** DATASET EXCERPT **
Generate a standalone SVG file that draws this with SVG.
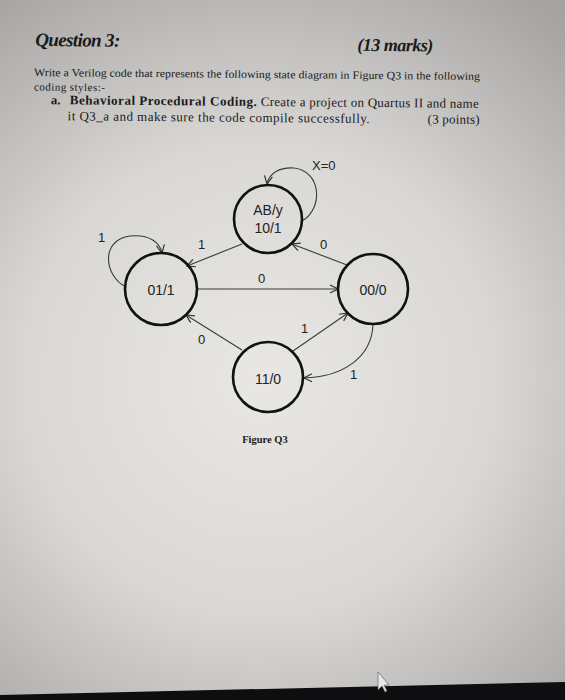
<svg xmlns="http://www.w3.org/2000/svg" width="565" height="700" viewBox="0 0 565 700">
<defs>
<radialGradient id="bg" cx="260" cy="380" r="470" gradientUnits="userSpaceOnUse">
<stop offset="0" stop-color="#e9e7e4"/>
<stop offset="0.5" stop-color="#dad8d5"/>
<stop offset="1" stop-color="#a4a3a2"/>
</radialGradient>
<marker id="ah" viewBox="0 0 10 10" refX="9" refY="5" markerWidth="10" markerHeight="10" markerUnits="userSpaceOnUse" orient="auto">
<path d="M1,1 L9,5 L1,9" fill="none" stroke="#333" stroke-width="1.2"/>
</marker>
<style>
.st{fill:none;stroke:#111;stroke-width:2.6}
.lbl{font-family:"Liberation Sans","Open Sans",sans-serif;font-size:14px;fill:#222;text-anchor:middle}
.ed{fill:none;stroke:#3a3a3a;stroke-width:1.1;marker-end:url(#ah)}
.el{font-family:"Liberation Sans","Open Sans",sans-serif;font-size:13px;fill:#222}
.ser{font-family:"Liberation Serif","Times New Roman",serif;fill:#1a1a1a}
</style>
</defs>
<rect width="565" height="700" fill="url(#bg)"/>
<polygon points="0,695 565,682 565,700 0,700" fill="#0e0e10"/>
<polygon points="378,672 378,690 382,686 385,692 387,691 384,685 389,685" fill="#e8e8e8" stroke="#555" stroke-width="0.6"/>

<g id="header" transform="rotate(0.5 34 77)">
<text class="ser" x="35" y="46" font-size="19" font-weight="bold" font-style="italic" textLength="85">Question 3:</text>
<text class="ser" x="357" y="48" font-size="18" font-weight="bold" font-style="italic" textLength="76">(13 marks)</text>
<text class="ser" x="34" y="76" font-size="11" textLength="446" lengthAdjust="spacingAndGlyphs">Write a Verilog code that represents the following state diagram in Figure Q3 in the following</text>
<text class="ser" x="34" y="90.5" font-size="11" textLength="71">coding styles:-</text>
<text class="ser" x="51" y="104" font-size="13"><tspan font-weight="bold">a.</tspan></text>
<text class="ser" x="70" y="104" font-size="13" font-weight="bold" textLength="187">Behavioral Procedural Coding.</text>
<text class="ser" x="261" y="104" font-size="13" textLength="218">Create a project on Quartus II and name</text>
<text class="ser" x="68" y="120" font-size="13" textLength="302">it Q3_a and make sure the code compile successfully.</text>
<text class="ser" x="428" y="120" font-size="13" textLength="52">(3 points)</text>
</g>

<g id="connectors">
<path class="ed" d="M302,221 C324,208 321,171 294,168 C280,167 269,173 267,184"/>
<path class="ed" d="M126,287 C104,276 100,240 130,236 C150,234 160,243 162,253"/>
<path class="ed" d="M242,244 L187,266"/>
<path class="ed" d="M347,265 L292,244"/>
<path class="ed" d="M197,289 L338,289"/>
<path class="ed" d="M242,350 L186,315"/>
<path class="ed" d="M293,351 L348,313"/>
<path class="ed" d="M373,324 C372,358 342,377 304,378"/>
<text class="el" x="312" y="170">X=0</text>
<text class="el" x="98" y="242">1</text>
<text class="el" x="198" y="249">1</text>
<text class="el" x="320" y="249">0</text>
<text class="el" x="258" y="283">0</text>
<text class="el" x="301" y="333">1</text>
<text class="el" x="198" y="344">0</text>
<text class="el" x="350" y="379">1</text>
</g>

<g id="s10">
<circle class="st" cx="268" cy="219" r="34"/>
<text class="lbl" x="268" y="215">AB/y</text>
<text class="lbl" x="268" y="233">10/1</text>
</g>
<g id="s01">
<circle class="st" cx="161" cy="289" r="36"/>
<text class="lbl" x="161" y="295">01/1</text>
</g>
<g id="s00">
<circle class="st" cx="373" cy="289" r="35"/>
<text class="lbl" x="373" y="295">00/0</text>
</g>
<g id="s11">
<circle class="st" cx="268" cy="377" r="35"/>
<text class="lbl" x="268" y="384">11/0</text>
</g>

<text class="ser" x="265" y="443" font-size="10.5" font-weight="bold" text-anchor="middle">Figure Q3</text>
</svg>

** JOB **
Quote the material word for word, dropping any images it holds.

** SOLUTION FOR THIS EXERCISE **
Generate a standalone SVG file that draws this with SVG.
<svg xmlns="http://www.w3.org/2000/svg" width="565" height="700" viewBox="0 0 565 700">
<defs>
<radialGradient id="bg" cx="260" cy="380" r="470" gradientUnits="userSpaceOnUse">
<stop offset="0" stop-color="#e9e7e4"/>
<stop offset="0.5" stop-color="#dad8d5"/>
<stop offset="1" stop-color="#a4a3a2"/>
</radialGradient>
<marker id="ah" viewBox="0 0 10 10" refX="9" refY="5" markerWidth="10" markerHeight="10" markerUnits="userSpaceOnUse" orient="auto">
<path d="M1,1 L9,5 L1,9" fill="none" stroke="#333" stroke-width="1.2"/>
</marker>
<style>
.st{fill:none;stroke:#111;stroke-width:2.6}
.lbl{font-family:"Liberation Sans","Open Sans",sans-serif;font-size:14px;fill:#222;text-anchor:middle}
.ed{fill:none;stroke:#3a3a3a;stroke-width:1.1;marker-end:url(#ah)}
.el{font-family:"Liberation Sans","Open Sans",sans-serif;font-size:13px;fill:#222}
.ser{font-family:"Liberation Serif","Times New Roman",serif;fill:#1a1a1a}
</style>
</defs>
<rect width="565" height="700" fill="url(#bg)"/>
<polygon points="0,695 565,682 565,700 0,700" fill="#0e0e10"/>
<polygon points="378,672 378,690 382,686 385,692 387,691 384,685 389,685" fill="#e8e8e8" stroke="#555" stroke-width="0.6"/>

<g id="header" transform="rotate(0.5 34 77)">
<text class="ser" x="35" y="46" font-size="19" font-weight="bold" font-style="italic" textLength="85">Question 3:</text>
<text class="ser" x="357" y="48" font-size="18" font-weight="bold" font-style="italic" textLength="76">(13 marks)</text>
<text class="ser" x="34" y="76" font-size="11" textLength="446" lengthAdjust="spacingAndGlyphs">Write a Verilog code that represents the following state diagram in Figure Q3 in the following</text>
<text class="ser" x="34" y="90.5" font-size="11" textLength="71">coding styles:-</text>
<text class="ser" x="51" y="104" font-size="13"><tspan font-weight="bold">a.</tspan></text>
<text class="ser" x="70" y="104" font-size="13" font-weight="bold" textLength="187">Behavioral Procedural Coding.</text>
<text class="ser" x="261" y="104" font-size="13" textLength="218">Create a project on Quartus II and name</text>
<text class="ser" x="68" y="120" font-size="13" textLength="302">it Q3_a and make sure the code compile successfully.</text>
<text class="ser" x="428" y="120" font-size="13" textLength="52">(3 points)</text>
</g>

<g id="connectors">
<path class="ed" d="M302,221 C324,208 321,171 294,168 C280,167 269,173 267,184"/>
<path class="ed" d="M126,287 C104,276 100,240 130,236 C150,234 160,243 162,253"/>
<path class="ed" d="M242,244 L187,266"/>
<path class="ed" d="M347,265 L292,244"/>
<path class="ed" d="M197,289 L338,289"/>
<path class="ed" d="M242,350 L186,315"/>
<path class="ed" d="M293,351 L348,313"/>
<path class="ed" d="M373,324 C372,358 342,377 304,378"/>
<text class="el" x="312" y="170">X=0</text>
<text class="el" x="98" y="242">1</text>
<text class="el" x="198" y="249">1</text>
<text class="el" x="320" y="249">0</text>
<text class="el" x="258" y="283">0</text>
<text class="el" x="301" y="333">1</text>
<text class="el" x="198" y="344">0</text>
<text class="el" x="350" y="379">1</text>
</g>

<g id="s10">
<circle class="st" cx="268" cy="219" r="34"/>
<text class="lbl" x="268" y="215">AB/y</text>
<text class="lbl" x="268" y="233">10/1</text>
</g>
<g id="s01">
<circle class="st" cx="161" cy="289" r="36"/>
<text class="lbl" x="161" y="295">01/1</text>
</g>
<g id="s00">
<circle class="st" cx="373" cy="289" r="35"/>
<text class="lbl" x="373" y="295">00/0</text>
</g>
<g id="s11">
<circle class="st" cx="268" cy="377" r="35"/>
<text class="lbl" x="268" y="384">11/0</text>
</g>

<text class="ser" x="265" y="443" font-size="10.5" font-weight="bold" text-anchor="middle">Figure Q3</text>
</svg>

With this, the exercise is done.